Practical Field Methods to Measure Roof Pitch
Method 1: Level and tape method
- Place a 12 inch level horizontally against the roof surface.
- At the 12 inch mark, measure vertically to the roof surface.
- The vertical number is your rise per 12 run.
- Convert to angle with arctangent if needed.
Method 2: Attic side measurement
- Measure vertical rise from top plate to ridge underside.
- Measure horizontal run from top plate to centerline of ridge.
- Apply the same rise/run formula.
Method 3: Digital inclinometer
A digital angle finder gives direct angle output in degrees. You can still convert to pitch ratio for framing and material planning.
Common Mistakes When Calculating Roof Angle
- Using full span instead of half span when calculating one roof side.
- Mixing units, such as rise in inches and run in feet.
- Confusing pitch ratio with percent slope.
- Rounding too early, which can distort rafter estimates.
- Ignoring structural design requirements in snow or high wind zones.
How Roof Pitch Influences Performance and Cost
Low slope roofs can be economical and modern in appearance, but they demand careful waterproofing and drainage detailing. Medium slope roofs often balance cost, drainage, and attic utility. Steeper roofs provide stronger water and snow shedding, but increase material area and installation complexity.
In cold climates, higher pitch can help reduce long term standing snow duration on the roof surface, though snow behavior depends on temperature cycles, roof surface friction, and insulation performance. In hurricane and high wind regions, roof shape and fastening details can be more critical than pitch alone. Always combine pitch calculations with local code requirements and engineering guidance.
Planning Solar Panels with Roof Pitch Data
Roof angle directly affects how sunlight strikes solar modules. A roof pitch close to your latitude often supports strong annual production, while steeper or flatter roofs may shift output toward winter or summer performance. The U.S. Department of Energy explains that orientation, shading, and roof condition are also essential in any solar decision.
- Record each roof plane angle, not just one side.
- Note azimuth direction (south, southwest, etc.).
- Evaluate shading at different times of year.
- Confirm structural capacity before installation.
When to Use a Professional Instead of DIY Calculation
A basic angle calculation is easy. A safe and code compliant roof design is more complex. Bring in a qualified professional when:
- You are altering structural members.
- You are in heavy snow, seismic, or hurricane zones.
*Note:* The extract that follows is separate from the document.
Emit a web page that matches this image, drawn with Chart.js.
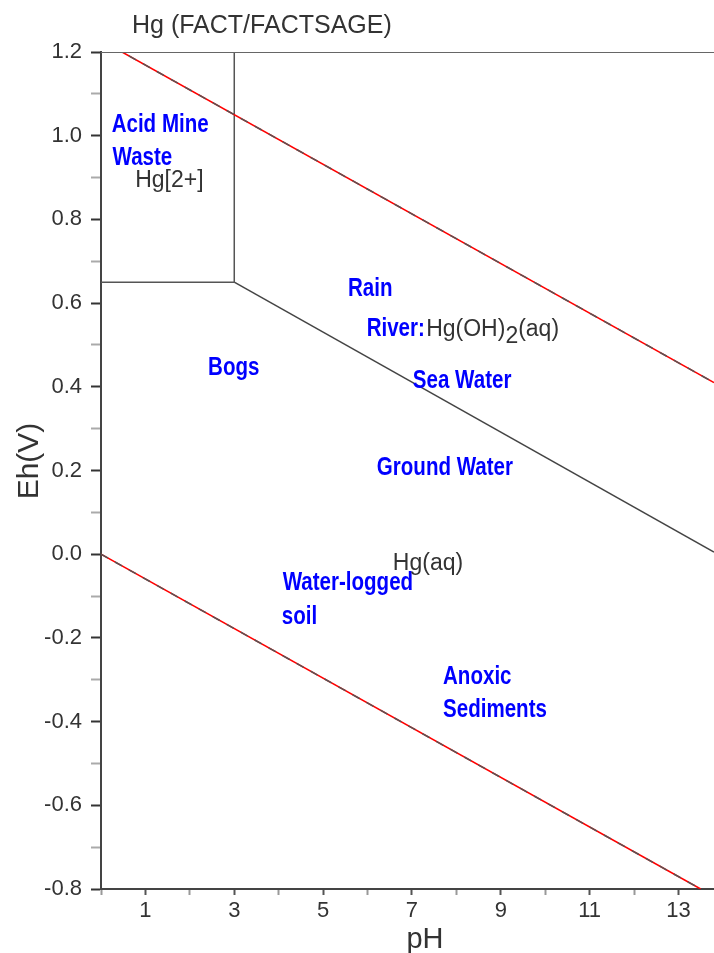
<!DOCTYPE html>
<html><head><meta charset="utf-8">
<script src="https://cdn.jsdelivr.net/npm/chart.js@4/dist/chart.umd.min.js"></script>
<style>html,body{margin:0;padding:0;background:#fff;}canvas{display:block;}</style>
</head><body>
<canvas id="c" width="714" height="953"></canvas>
<script>
// ---- text ----
const chartTitle = 'Hg (FACT/FACTSAGE)';
const xAxisTitle = 'pH';
const yAxisTitle = 'Eh(V)';

// ---- axes ----
const xRange = [0, 13.8];
const yRange = [-0.8, 1.2];
const xTickValues = [0,1,2,3,4,5,6,7,8,9,10,11,12,13];
const xTickLabels = [1,3,5,7,9,11,13];
const yTickValues = [-0.8,-0.7,-0.6,-0.5,-0.4,-0.3,-0.2,-0.1,0,0.1,0.2,0.3,0.4,0.5,0.6,0.7,0.8,0.9,1.0,1.1,1.2];
const yTickLabels = [-0.8,-0.6,-0.4,-0.2,0,0.2,0.4,0.6,0.8,1.0,1.2];

// ---- lines (pH, Eh) ----
const upperWaterPH = [0, 13.8];
const upperWaterEh = [1.228, 0.41];
const lowerWaterPH = [0, 13.5];
const lowerWaterEh = [0, -0.8];
const boundaryHg2PH = [0, 3, 3];
const boundaryHg2Eh = [0.65, 0.65, 1.2];
const boundaryHgOHPH = [3, 13.8];
const boundaryHgOHEh = [0.65, 0.005];
const frameTopPH = [0, 13.8];
const frameTopEh = [1.2, 1.2];

// ---- environment labels ----
const envNames = ['Acid Mine','Waste','Rain','River:','Bogs','Sea Water','Ground Water','Water-logged','soil','Anoxic','Sediments'];
const envPH    = [0.24, 0.26, 5.56, 5.98, 2.41, 7.02, 6.21, 4.09, 4.07, 7.70, 7.70];
const envEh    = [1.027, 0.947, 0.634, 0.538, 0.445, 0.414, 0.207, -0.068, -0.149, -0.293, -0.372];

// ---- species labels ----
const speciesNames = ['Hg[2+]', 'Hg(OH)_2(aq)', 'Hg(aq)'];
const speciesPH    = [0.77, 7.32, 6.57];
const speciesEh    = [0.892, 0.536, -0.022];

const pts = (xs, ys) => xs.map((x, i) => ({x: x, y: ys[i]}));

function lineDS(data, color, width, dash) {
  return {data: data, showLine: true, pointRadius: 0, borderColor: color, borderWidth: width,
          borderDash: dash || [], fill: false, tension: 0};
}

const labelPlugin = {
  id: 'labels',
  afterDraw(chart) {
    const ctx = chart.ctx, xs = chart.scales.x, ys = chart.scales.y;
    ctx.save();
    // title
    ctx.fillStyle = '#333';
    ctx.font = '25px "Liberation Sans", Arial, sans-serif';
    ctx.textAlign = 'left';
    ctx.textBaseline = 'alphabetic';
    ctx.fillText(chartTitle, 132, 33);
    // axis titles
    ctx.font = '29px "Liberation Sans", Arial, sans-serif';
    ctx.textAlign = 'center';
    ctx.fillText(xAxisTitle, 425, 948);
    ctx.save();
    ctx.translate(38, 461);
    ctx.rotate(-Math.PI / 2);
    ctx.font = '30px "Liberation Sans", Arial, sans-serif';
    ctx.textBaseline = 'alphabetic';
    ctx.fillText(yAxisTitle, 0, 0);
    ctx.restore();

    // clip labels to chart area
    ctx.beginPath();
    ctx.rect(chart.chartArea.left, 0, chart.chartArea.right - chart.chartArea.left, chart.height);
    ctx.clip();

    // environment labels (condensed heavy face)
    ctx.fillStyle = '#0000ff';
    ctx.font = 'bold 26px "Liberation Sans", Arial, sans-serif';
    ctx.textAlign = 'left';
    ctx.textBaseline = 'middle';
    envNames.forEach((n, i) => {
      ctx.save();
      ctx.translate(xs.getPixelForValue(envPH[i]), ys.getPixelForValue(envEh[i]));
      ctx.scale(0.79, 1);
      ctx.fillText(n, 0, 0);
      ctx.restore();
    });
    // species labels
    ctx.fillStyle = '#333';
    const f = '23px "Liberation Sans", Arial, sans-serif';
    speciesNames.forEach((n, i) => {
      let x = xs.getPixelForValue(speciesPH[i]);
      const y = ys.getPixelForValue(speciesEh[i]);
      const parts = n.split('_');
      parts.forEach((p, j) => {
        ctx.font = f;
        if (j > 0) {
          const sub = p.charAt(0);
          ctx.fillText(sub, x, y + 7);
          x += ctx.measureText(sub).width;
          p = p.slice(1);
        }
        ctx.fillText(p, x, y);
        x += ctx.measureText(p).width;
      });
    });
    ctx.restore();
  }
};

new Chart(document.getElementById('c'), {
  type: 'scatter',
  data: {
    datasets: [
      // earlier datasets are drawn on top
      lineDS(pts(frameTopPH, frameTopEh), '#666', 2),
      lineDS(pts(upperWaterPH, upperWaterEh), '#555', 1.5, [8, 8]),
      lineDS(pts(upperWaterPH, upperWaterEh), '#ff0000', 1.6),
      lineDS(pts(lowerWaterPH, lowerWaterEh), '#555', 1.5, [8, 8]),
      lineDS(pts(lowerWaterPH, lowerWaterEh), '#ff0000', 1.6),
      lineDS(pts(boundaryHg2PH, boundaryHg2Eh), '#555', 1.5),
      lineDS(pts(boundaryHgOHPH, boundaryHgOHEh), '#444', 1.5)
    ]
  },
  options: {
    responsive: false,
    animation: false,
    devicePixelRatio: 1,
    events: [],
    layout: {padding: {top: 52, right: 0, bottom: 0, left: 0}},
    plugins: {legend: {display: false}, tooltip: {enabled: false}, title: {display: false}},
    scales: {
      x: {
        type: 'linear', min: xRange[0], max: xRange[1],
        afterFit(s) { s.height = 64; },
        afterBuildTicks(s) { s.ticks = xTickValues.map(v => ({value: v})); },
        grid: {drawOnChartArea: false, drawTicks: true, tickLength: 6, tickWidth: 2,
               tickColor: c => (xTickLabels.includes(c.tick && c.tick.value) ? '#555' : '#999')},
        border: {display: true, color: '#444', width: 2},
        ticks: {
          autoSkip: false, maxRotation: 0, padding: 3, color: '#333',
          font: {family: '"Liberation Sans", Arial, sans-serif', size: 22},
          callback: v => (xTickLabels.includes(v) ? String(v) : '')
        }
      },
      y: {
        type: 'linear', min: yRange[0], max: yRange[1],
        afterFit(s) { s.width = 101; },
        afterBuildTicks(s) { s.ticks = yTickValues.map(v => ({value: v})); },
        grid: {drawOnChartArea: false, drawTicks: true, tickLength: 10, tickWidth: 2,
               tickColor: c => (yTickLabels.some(t => Math.abs(t - (c.tick ? c.tick.value : 99)) < 1e-6) ? '#333' : '#aaa')},
        border: {display: true, color: '#444', width: 2},
        ticks: {
          autoSkip: false, padding: 9, color: '#333',
          font: {family: '"Liberation Sans", Arial, sans-serif', size: 22},
          callback: v => (yTickLabels.some(t => Math.abs(t - v) < 1e-6) ? v.toFixed(1) : '')
        }
      }
    }
  },
  plugins: [labelPlugin]
});
</script>
</body></html>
- You see sagging, deflection, or water intrusion.
- You are planning a major dormer or full roof reframe.
Authoritative Sources for Further Reading
- OSHA fall protection standard for roofing work
- U.S. Department of Energy guidance on installing and maintaining solar panels
- FEMA Building Science resources for resilient roof and envelope design
Final Takeaway
To calculate the angle of roof pitch, you only need rise and run, then apply arctangent. That simple step unlocks better decisions for drainage, material selection, framing, safety planning, and long term performance. Use the calculator above to get an immediate result in degrees, percent slope, and pitch ratio, then verify your project assumptions against local code and climate conditions. Accurate pitch data at the beginning of a project prevents expensive corrections later.